KAMPALA – The Auditor General Mr. John Muwanga has rejected fresh requests from Bank of Uganda to carry a fresh inquest on the UGX. 478 billion the central bank alleges to have injected in Crane Bank Ltd after the takeover turned controversial.

Mr Muwanga, in an April 4 letter to deputy governor Dr. Louis Kasekende flatly rejected a request by the latter, arguing that his report was already submitted to the Speaker of Parliament.

Dr. Kasekende had in a March 11 letter asked the AG to undertake verification of documents that had not been availed during the audit, ordered by Parliament’s Committee on Commissions, Statutory Authorities and State Enterprises (COSASE).

But Mr. Muwanga wrote:

“Regrettably, I am unable to undertake the verification since the report has been issued to the Rt. Hon. Speaker of Parliament on February 18, 2018. Any additional verification on the already issued report can only be undertaken with the authority of parliament”.

The Auditor General added:

“We will keep the documents and wait for further communication from COSASE”.

Mr. Muwanga’s letter is also copied to the Speaker, Rebecca Kadaga and the COSASE chairperson.

During the probe, Dr. Kasekende said when BoU put Crane Bank in receivership, the central bank acted as lender on one side and borrower on the other side, something the Committee Chairman Abdu Katuntu said created controversy in terms of accountability and transparency.

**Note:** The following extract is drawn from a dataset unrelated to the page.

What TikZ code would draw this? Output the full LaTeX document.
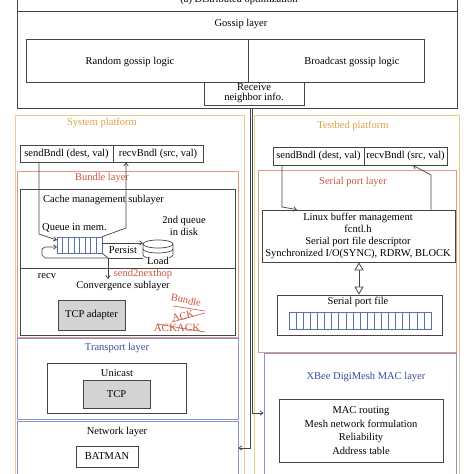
\documentclass[tikz,border=0pt]{standalone}
\usepackage{fontspec}
\setmainfont{Liberation Serif}
\usetikzlibrary{arrows.meta,fit}
\definecolor{tanline}{HTML}{EBCB8E}
\definecolor{tantext}{HTML}{DDA244}
\definecolor{redline}{HTML}{E4978A}
\definecolor{redtext}{HTML}{CC5540}
\definecolor{blueline}{HTML}{8A93CC}
\definecolor{bluetext}{HTML}{3A4AA0}
\definecolor{darkline}{HTML}{454545}
\definecolor{cellblue}{HTML}{5872A8}
\definecolor{greyfill}{HTML}{D3D3D3}
\tikzset{
  frame/.style={fit={#1}, inner sep=0pt, draw=darkline, line width=0.8pt},
  tanbox/.style={fit={#1}, inner sep=0pt, draw=tanline, line width=0.9pt},
  redbox/.style={fit={#1}, inner sep=0pt, draw=redline, line width=0.9pt},
  bluebox/.style={fit={#1}, inner sep=0pt, draw=blueline, line width=0.9pt},
  greybox/.style={fit={#1}, inner sep=0pt, draw=darkline, fill=greyfill, line width=0.8pt},
  cellbox/.style={fit={#1}, inner sep=0pt, draw=cellblue, line width=0.7pt},
  conn/.style={draw=darkline, line width=0.7pt},
  arr/.style={conn, -{Straight Barb[length=3pt,width=4.5pt]}},
  lbl/.style={inner sep=0pt, align=center},
  redlbl/.style={lbl, text=redtext},
  bluelbl/.style={lbl, text=bluetext},
  tanlbl/.style={lbl, text=tantext},
}
\begin{document}
\begin{tikzpicture}[x=1pt,y=-1pt,font=\fontsize{10.5}{11.5}\selectfont]
\useasboundingbox (0,0) rectangle (474,474);
\fill[white] (0,0) rectangle (474,474);
\clip (0,0) rectangle (474,474);

% ---------- top ----------
\node[frame={(17,-20) (457,11)}] (topbox) {};
\node[lbl, anchor=base] (ttitle) at (239,2.5) {(a) Distributed optimization};
\node[frame={(17,11) (457,108)}] (gossip) {};
\node[lbl] (tgossip) at (241,24) {Gossip layer};
\node[frame={(26,39) (248,82)}] (random) {};
\node[lbl] at (130,62) {Random gossip logic};
\node[frame={(248,39) (424,82)}] (broad) {};
\node[lbl] at (352,62) {Broadcast gossip logic};
\node[frame={(204,82) (304,105)}, fill=white] (recv) {};
\node[lbl, font=\fontsize{10.5}{10}\selectfont] at (recv.center) {Receive\\neighbor info.};

% ---------- platforms ----------
\node[tanbox={(15,115) (244,490)}] (sysplat) {};
\node[tanlbl] (tsys) at (102,123) {System platform};
\node[tanbox={(254,115) (459,490)}] (testplat) {};
\node[tanlbl] (ttest) at (353,126) {Testbed platform};

% ---------- left stack ----------
\node[frame={(20,145) (113,162)}] (sendL) {};
\node[lbl] at (sendL.center) {sendBndl (dest, val)};
\node[frame={(113,145) (203,162)}] (recvL) {};
\node[lbl] at (recvL.center) {recvBndl (src, val)};

\node[redbox={(17,171) (238,337)}] (bundle) {};
\node[redlbl] (tbundle) at (102,178) {Bundle layer};
\node[frame={(20,189) (235,335)}] (cache) {};
\draw[conn] (cache.west |- 0,268) coordinate (divL) -- (cache.east |- 0,268) coordinate (divR);
\node[lbl, anchor=west] (tcache) at (43,200) {Cache management sublayer};
\node[lbl, anchor=west] (tqueue) at (42,228) {Queue in mem.};
\node[lbl] (t2nd) at (184,226) {2nd queue\\in disk};

% queue
\node[cellbox={(57,237) (102,253)}] (queue) {};
\foreach \i in {1,...,7} \draw[cellblue, line width=0.7pt] (57+\i*45/8,237) -- (57+\i*45/8,253);

% disk
\coordinate (disk) at (158,244);
\draw[darkline, line width=0.7pt, fill=white] (143,244) -- (143,255) arc[start angle=180, end angle=360, x radius=15pt, y radius=4pt] -- (173,244);
\draw[darkline, line width=0.7pt] (143,249) arc[start angle=180, end angle=360, x radius=15pt, y radius=4pt];
\draw[darkline, line width=0.7pt, fill=white] (disk) ellipse[x radius=15pt, y radius=4pt];
\coordinate (diskL) at (143,258);

\node[lbl] (tpersist) at (123,250) {Persist};
\node[lbl, fill=white, inner sep=0.3pt] (tload) at (158,261) {Load};
\node[lbl] (trecv) at (47,276) {recv};
\node[redlbl] (tsend2) at (143,274) {send2nexthop};
\node[lbl] (tconv) at (123,286) {Convergence sublayer};

% connectors near queue
\coordinate (q1) at (57,240);
\coordinate (q2) at (57,247);
\coordinate (j1) at (108,258);
\draw[arr] (sendL.south west -| 39,0) -- (39,234) -- (q1);
\draw[arr] (queue.north east) -- (126,228) -- (recvL.south west -| 126,0);
\draw[arr] (queue.east |- 0,243) -- (143,243);
\draw[conn] (queue.south east) -- (j1);
\draw[arr] (j1) -- (108,279);
\draw[conn] (diskL) -- (j1);
\draw[arr] (j1) -- (45,258) -- (42,255) -- (42,249) -- (45,247) -- (q2);

\node[greybox={(58,300) (125,330)}] (tcpad) {};
\node[lbl] at (tcpad.center) {TCP adapter};

% red annotations
\coordinate (a1) at (173,306); \coordinate (a2) at (205,311);
\coordinate (b1) at (205,313); \coordinate (b2) at (172,322);
\coordinate (c1) at (157,324); \coordinate (c2) at (205,332);
\draw[redtext, line width=0.6pt] (a1) -- (a2);
\draw[redtext, line width=0.6pt] (b1) -- (b2);
\node[redlbl, rotate=-12] (tb) at (186,300) {Bundle};
\node[redlbl, rotate=13] (ta) at (183,316) {ACK};
\node[redlbl, font=\fontsize{11}{12}\selectfont] (taa) at (177,328) {ACKACK};
\draw[redtext, line width=0.6pt] (c1) -- (c2);

\node[bluebox={(17,338) (238,419.5)}] (transport) {};
\node[bluelbl] (ttrans) at (117,348) {Transport layer};
\node[frame={(47,363) (186,413)}] (unicast) {};
\node[lbl] at (117,373) {Unicast};
\node[greybox={(83,380) (150,408)}] (tcp) {};
\node[lbl] at (tcp.center) {TCP};

\node[bluebox={(17,421) (238,490)}] (network) {};
\node[lbl] (tnet) at (117,432) {Network layer};
\node[frame={(76,446) (138,467)}] (batman) {};
\node[lbl] at (batman.center) {BATMAN};

% ---------- right stack ----------
\node[frame={(273,147) (364,165)}] (sendR) {};
\node[lbl] at (sendR.center) {sendBndl (dest, val)};
\node[frame={(364,147) (447,165)}] (recvR) {};
\node[lbl] at (recvR.center) {recvBndl (src, val)};

\node[redbox={(258,170) (456,352)}] (serial) {};
\node[redlbl] (tserial) at (353,182) {Serial port layer};
\node[frame={(262,210) (455,262)}] (linux) {};
\node[lbl, font=\fontsize{10.5}{11.8}\selectfont] at (358,236) {Linux buffer management\\fcntl.h\\Serial port file descriptor\\Synchronized I/O(SYNC), RDRW, BLOCK};
\draw[arr] (sendR.south west -| 282,0) -- (282,207) -- (linux.north west -| 297,0);
\draw[arr] (linux.north east -| 431,0) -- (431,175) -- (recvR.south west -| 413,0);

\node[frame={(277,295) (442,335)}] (spfile) {};
\node[lbl] at (358,302) {Serial port file};
\node[cellbox={(289,312) (431,329)}] (cells) {};
\foreach \i in {1,...,19} \draw[cellblue, line width=0.6pt] (289+\i*142/20,312) -- (289+\i*142/20,329);
\draw[conn, line width=0.8pt, {Triangle[open,length=8pt,width=9pt]}-{Triangle[open,length=8pt,width=9pt]}] (linux.south -| 359,0) -- (spfile.north -| 359,0);

\node[bluebox={(264,353) (456,490)}] (xbee) {};
\node[bluelbl] (txbee) at (366,377) {XBee DigiMesh MAC layer};
\node[frame={(279,399) (443,462)}] (mac) {};
\node[lbl, font=\fontsize{10.5}{13.8}\selectfont] at (mac.center) {MAC routing\\Mesh network formulation\\Reliability\\Address table};

% ---------- central connectors ----------
\draw[arr] (gossip.south -| 250,0) -- (250,448) -- (network.east |- 0,448);
\draw[arr] (gossip.south -| 252,0) -- (252,413) -- (xbee.west |- 0,413);
\end{tikzpicture}
\end{document}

The MPs argued that BoU officials should have used a private or official receiver to manage Crane Bank instead of doing it themselves. Interestingly BoU wants Crane Bank shareholders to refund the UGX. 478 billion yet they did not enter into any contract with CBL’s shareholders.

Crane Bank shareholders led by city tycoon Sudhir Ruparelia told the probe that they would not pay that money since they don’t know where it came from, who received it and how it was used. BoU officials have no documentation about the use of the money. The MPs also hear that Crane Bank needed only UGX. 157 billion to stay afloat, but BoU spent the now controversial UGX. 478 billion on its liquidation.

Dr. Kasekende told the probe that the money was spent as; telegraphic transfers (TTs) and LC payments, Real Time Gross Settlement (RTGS), clearing and cash requirement requests. An extra UGX. 12.2 billion was also spent on service providers including MMAKS Advocates who pocketed about UGX. 4.2 billion. The latest AG’s report on the now controversial UGX. 478 billion spent on Crane Bank liquidation by BoU officials, however, does not cover the UGX. 12 billion paid by BoU to service providers, reasoning that it was extensively dealt with by the MPs.

The Parliamentary inquiry into the conduct of Bank of Uganda and it’s officials in the closure of seven banks, with some ending up in massive controversy lasted for the three months, until February this year and brought into focus the mismanagement of closed banks by BoU after the Auditor General Mr John Muwanga issued a stinging criticism of the central bank in a special audit that cited massive flaws in the closure of Teefe Bank (1993), International Credit Bank Ltd (1998), Greenland Bank (1999), The Co-operative Bank (1999), National Bank of Commerce (2012), Global Trust Bank (2014) and the sale of Crane Bank Ltd (CBL) to dfcu (2016).

The MP’s report made groundbreaking recommendations against Bank of Uganda and individuals named in what the MPs termed as “unlawful” closure of some commercial banks, The report also called for the compensation to directors of the “illegally’ closed banks, including tycoon Sudhir Rupareria’s Crane Bank Ltd and the National Bank of Commerce (NBC) owned by former Prime Minister Amama Mbabazi and friends.